Voting With Disabilities
Recently I have stopped being so interested in my vision loss. As the old saying goes, I have other fish to fry.
More than disease or disability
Like many of us, I have been obsessing on both the pandemic and the political scene. This is not a forum to go full tilt spouting my opinions about the state of the world and America in general. There are many on both sides or perhaps I should say all sides of the campaign and the issues. But, we don’t want to have divisiveness here. No, the topic of this piece is something I assume we can almost all agree on.
Voting rights for all
To wit: Even if we have a disability, most of us reading this are still American citizens and want to be treated as such. We do not want someone telling us we cannot participate in our democracy because of our disability. However, blatant or subtle, discrimination against the visually impaired (and others with disabilities) is still a fact of life.
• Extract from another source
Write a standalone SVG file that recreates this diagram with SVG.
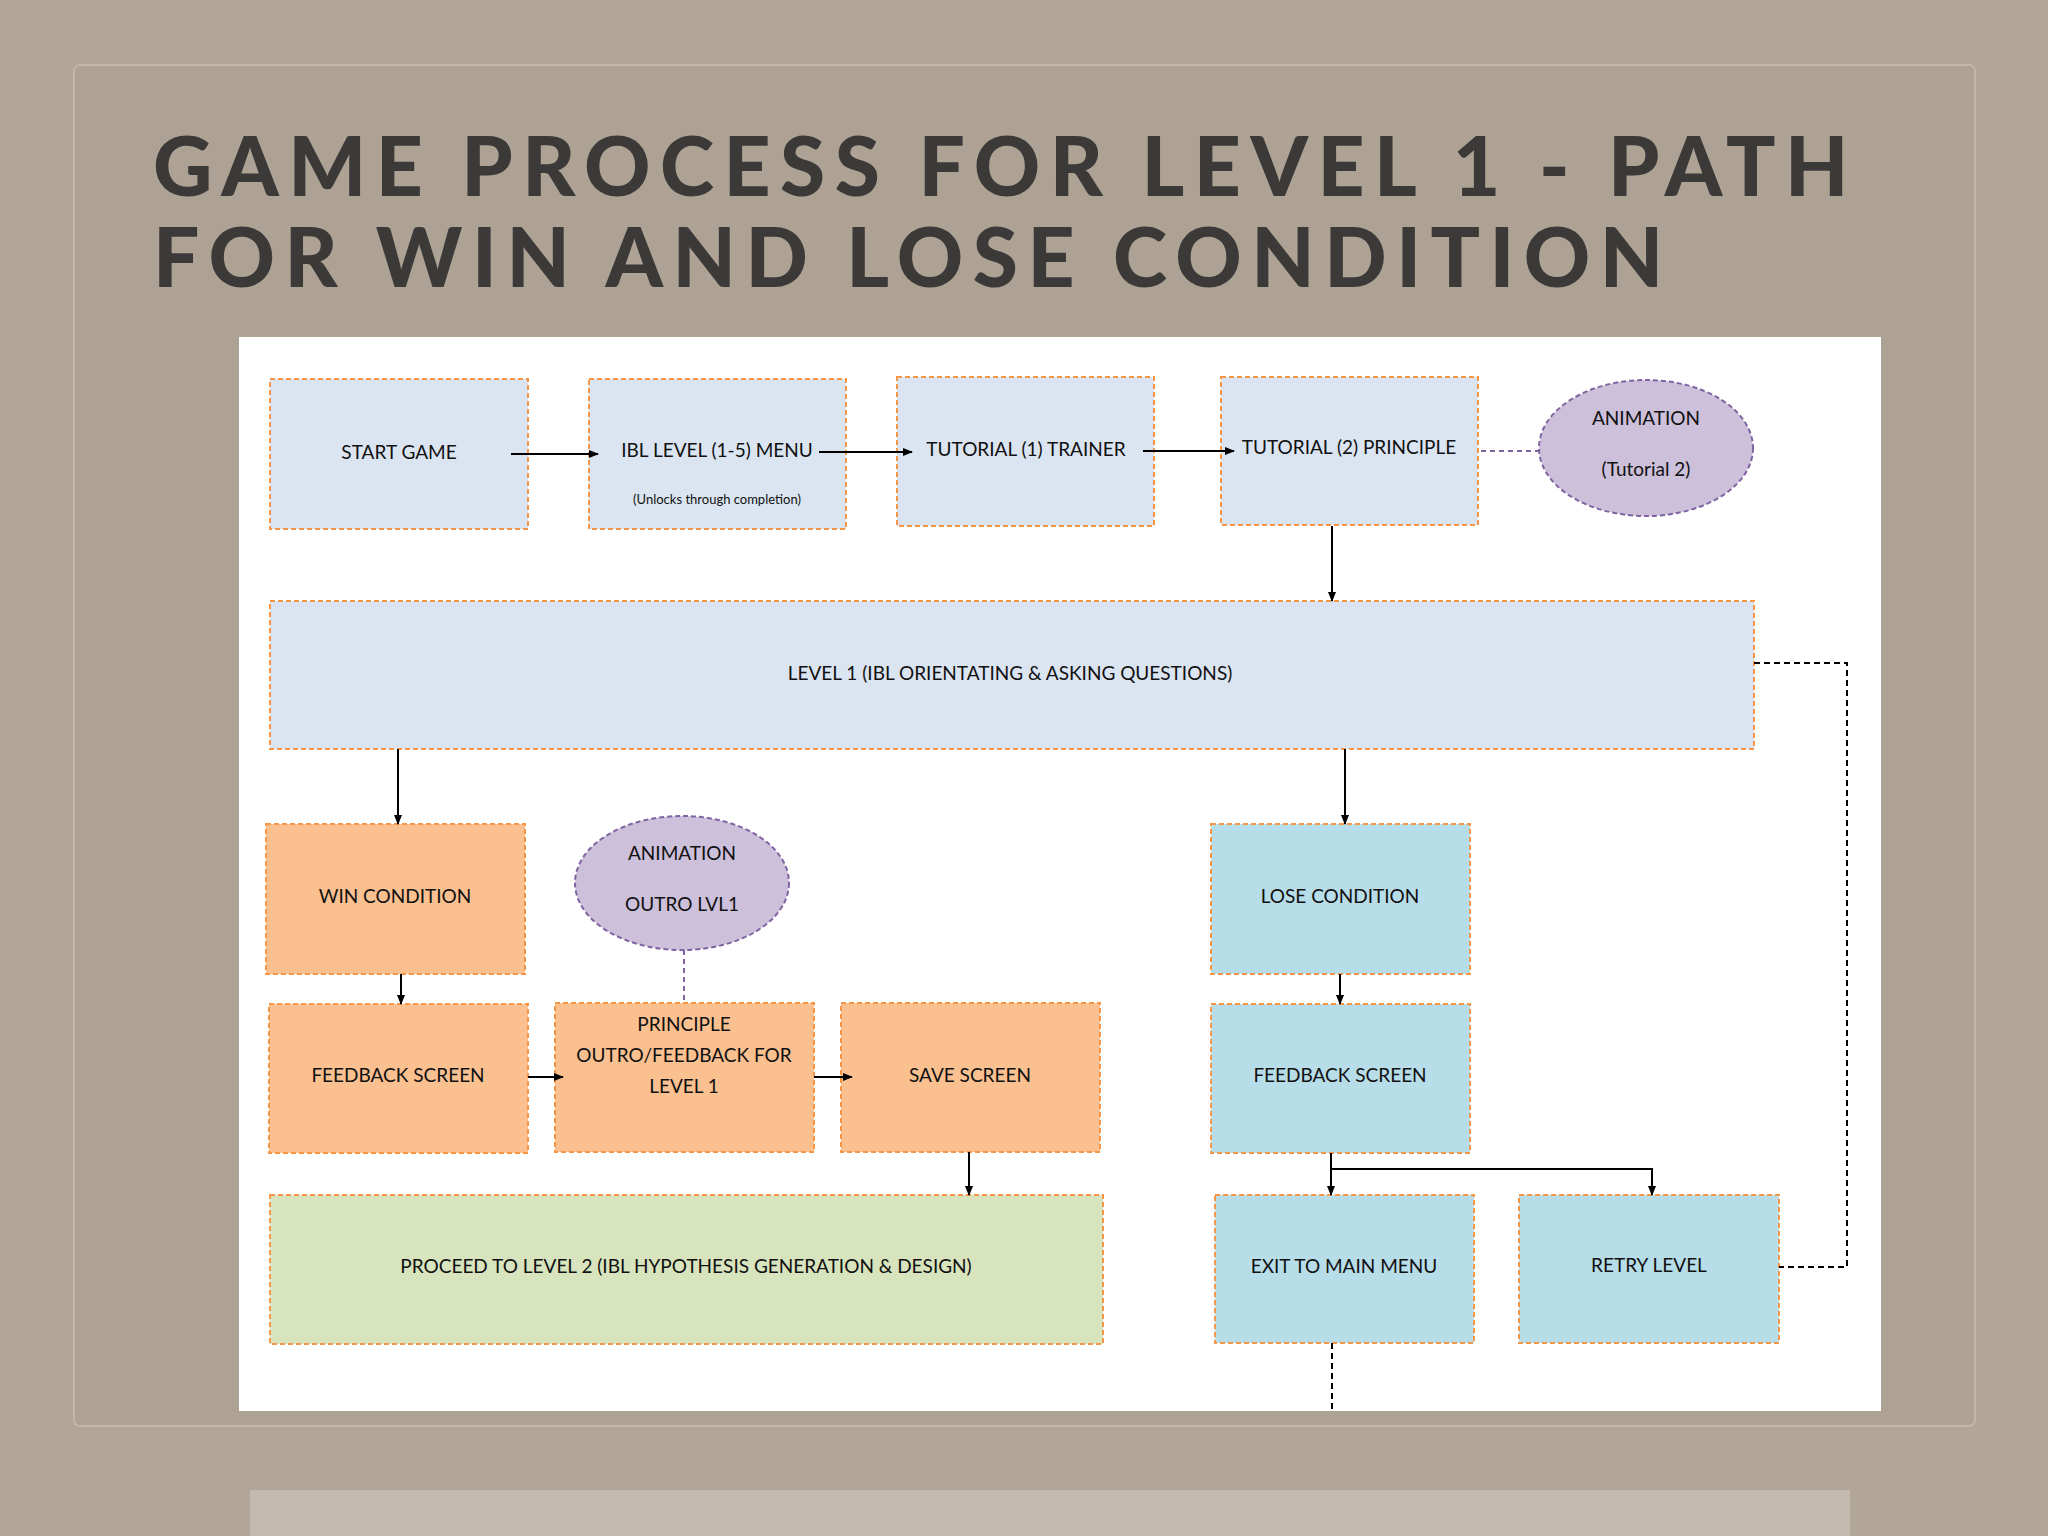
<svg xmlns="http://www.w3.org/2000/svg" width="2048" height="1536" viewBox="0 0 2048 1536">
<style>
.t{font-family:Lato,"Open Sans",sans-serif;font-size:19px;fill:#111;text-anchor:middle;dominant-baseline:middle}
.s{font-size:13px}
.n{stroke:#f79646;stroke-width:2;stroke-dasharray:5 3}
.b{fill:#dbe5f1}.o{fill:#fac090}.g{fill:#d7e4bd}.c{fill:#b7dde8}
.p{fill:#ccc0da;stroke:#8064a2;stroke-width:2;stroke-dasharray:5 3}
.e{stroke:#000;stroke-width:2;fill:none}
.d{stroke:#000;stroke-width:2;fill:none;stroke-dasharray:6 4}
.h{font-family:Lato,"Open Sans",sans-serif;font-weight:900;font-size:82px;fill:#3b3a39;letter-spacing:9.5px}
</style>
<defs><marker id="a" markerWidth="10" markerHeight="10" refX="9" refY="5" orient="auto" markerUnits="userSpaceOnUse"><path d="M0,1L10,5L0,9z" fill="#000"/></marker></defs>
<rect width="2048" height="1536" fill="#b1a697"/>
<rect x="74" y="65" width="1901" height="1361" rx="6" fill="#ada293" stroke="#c2b8aa" stroke-width="2"/>
<rect x="250" y="1490" width="1600" height="46" fill="#c4bbb0"/>
<g>
<text class="h" x="153" y="196">GAME PROCESS FOR LEVEL 1 - PATH</text>
<text class="h" x="153" y="287">FOR WIN AND LOSE CONDITION</text>
</g>
<rect x="239" y="337" width="1642" height="1074" fill="#fff"/>
<g id="start"><rect class="n b" x="270" y="379" width="258" height="150"/><text class="t" x="399" y="454">START GAME</text></g>
<g id="menu"><rect class="n b" x="589" y="379" width="257" height="150"/><text class="t" x="717" y="452">IBL LEVEL (1-5) MENU</text><text class="t s" x="717" y="501">(Unlocks through completion)</text></g>
<g id="tut1"><rect class="n b" x="897" y="377" width="257" height="149"/><text class="t" x="1026" y="451">TUTORIAL (1) TRAINER</text></g>
<g id="tut2"><rect class="n b" x="1221" y="377" width="257" height="148"/><text class="t" x="1349" y="449">TUTORIAL (2) PRINCIPLE</text></g>
<g id="anim1"><ellipse class="p" cx="1646" cy="448" rx="107" ry="68"/><text class="t" x="1646" y="420">ANIMATION</text><text class="t" x="1646" y="471">(Tutorial 2)</text></g>
<g id="level1"><rect class="n b" x="270" y="601" width="1484" height="148"/><text class="t" x="1010" y="675">LEVEL 1 (IBL ORIENTATING &amp; ASKING QUESTIONS)</text></g>
<g id="win"><rect class="n o" x="266" y="824" width="259" height="150"/><text class="t" x="395" y="898">WIN CONDITION</text></g>
<g id="anim2"><ellipse class="p" cx="682" cy="883" rx="107" ry="67"/><text class="t" x="682" y="855">ANIMATION</text><text class="t" x="682" y="906">OUTRO LVL1</text></g>
<g id="lose"><rect class="n c" x="1211" y="824" width="259" height="150"/><text class="t" x="1340" y="898">LOSE CONDITION</text></g>
<g id="fbwin"><rect class="n o" x="269" y="1004" width="259" height="149"/><text class="t" x="398" y="1077">FEEDBACK SCREEN</text></g>
<g id="principle"><rect class="n o" x="555" y="1003" width="259" height="149"/><text class="t" x="684" y="1026">PRINCIPLE</text><text class="t" x="684" y="1057">OUTRO/FEEDBACK FOR</text><text class="t" x="684" y="1088">LEVEL 1</text></g>
<g id="save"><rect class="n o" x="841" y="1003" width="259" height="149"/><text class="t" x="970" y="1077">SAVE SCREEN</text></g>
<g id="fblose"><rect class="n c" x="1211" y="1004" width="259" height="149"/><text class="t" x="1340" y="1077">FEEDBACK SCREEN</text></g>
<g id="proceed"><rect class="n g" x="270" y="1195" width="833" height="149"/><text class="t" x="686" y="1268">PROCEED TO LEVEL 2 (IBL HYPOTHESIS GENERATION &amp; DESIGN)</text></g>
<g id="exit"><rect class="n c" x="1215" y="1195" width="259" height="148"/><text class="t" x="1344" y="1268">EXIT TO MAIN MENU</text></g>
<g id="retry"><rect class="n c" x="1519" y="1195" width="260" height="148"/><text class="t" x="1649" y="1267">RETRY LEVEL</text></g>
<g id="connectors">
<path class="e" marker-end="url(#a)" d="M511,454H598"/>
<path class="e" marker-end="url(#a)" d="M819,452H912"/>
<path class="e" marker-end="url(#a)" d="M1143,451H1234"/>
<path d="M1481,451H1539" stroke="#8064a2" stroke-width="2" stroke-dasharray="5 4" fill="none"/>
<path class="e" marker-end="url(#a)" d="M1332,526V601"/>
<path class="e" marker-end="url(#a)" d="M398,749V824"/>
<path class="e" marker-end="url(#a)" d="M1345,749V824"/>
<path class="e" marker-end="url(#a)" d="M401,974V1004"/>
<path class="e" marker-end="url(#a)" d="M528,1077H563"/>
<path class="e" marker-end="url(#a)" d="M814,1077H852"/>
<path d="M684,950V1003" stroke="#8064a2" stroke-width="2" stroke-dasharray="5 4" fill="none"/>
<path class="e" marker-end="url(#a)" d="M969,1152V1195"/>
<path class="e" marker-end="url(#a)" d="M1340,974V1004"/>
<path class="e" marker-end="url(#a)" d="M1331,1153V1195"/>
<path class="e" marker-end="url(#a)" d="M1331,1169H1652V1195"/>
<path class="d" d="M1754,663H1847V1267H1779"/>
<path class="d" d="M1332,1343V1411"/>
</g>
</svg>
Visual impairment and voting disenfranchisement
Researching this piece I found an article in The Guardian about a 69-year old man with visual disabilities who had a devil of a time trying to vote in the April elections in Wisconsin. Visually impaired for most of his life, this gentleman used to go to the polls with headphones, plugging them into the voting machine and listening to the choices. Except for the pandemic that would have worked this time, as well. 1
Given the circumstances, though, he decided to request a paper ballot, and vote by mail. 1
I will spare you the gory details of his plight, but just share that he was not able to read the paper ballots and remote help did not do their job. This gentleman gave up and was not able to vote. His disability and the pandemic effectively disenfranchised him. 1
Help America Vote Act
Purposeful? I would assume not, but just the same, the results were identical. And what’s more, this is nothing new. In fact, the Help America Vote Act was passed in 2002 in an attempt to eliminate the disenfranchisement of disabled voters. It was proposed in response to problems that occurred in that year’s election. 2
The HAVA required there to be one accessible voting machine at every poll for federal elections. It was a move that was designed to allow every visually impaired person the opportunity to vote privately and independently. 3
American with Disabilities Act
The American with Disabilities Act has also been brought to play in polling places. Local election boards are tasked with providing the adaptive equipment and services that allow equal access to all. And when I say “all," that is what I mean, all. The ADA, for example, covers individuals with physical or mental disabilities that substantially limit one or more major life activities. While my focus in this piece is on my “favorite” disability, visual impairment, visual handicap is just one issue covered by these laws.3
Voting with a visual disability
The National Federation of the Blind article, Voting, Accessibility and the Law, that yielded the information about the law, contains links to resources they publish. These include The Blind Voter’s Guide and The Blind Voter’s Experience. They are available in Word, Braille, and audio format. 3
So, that is the law.
Make your vote count!
I don’t want to close, however, without leaving you with some practical advice from Brailleworks. In order to make your vote count, if you are voting at the polls, they suggest you call ahead to your local board of election supervisors and tell them you have accessibility issues.
Be cautious in filling out mail-in ballots. Read the directions and follow them carefully. Also, don’t sign your ballot in different fashions. Inconsistent handwriting may cause them to reject your vote. Report any delays or refusals to support you to the voting supervisors. Know your rights and responsibilities and, finally, VOTE EARLY.
Remember, loss of your vision has not made you any less of a citizen. One way or another practice your rights. Be sure to vote!
Do you find it easy to advocate for yourself?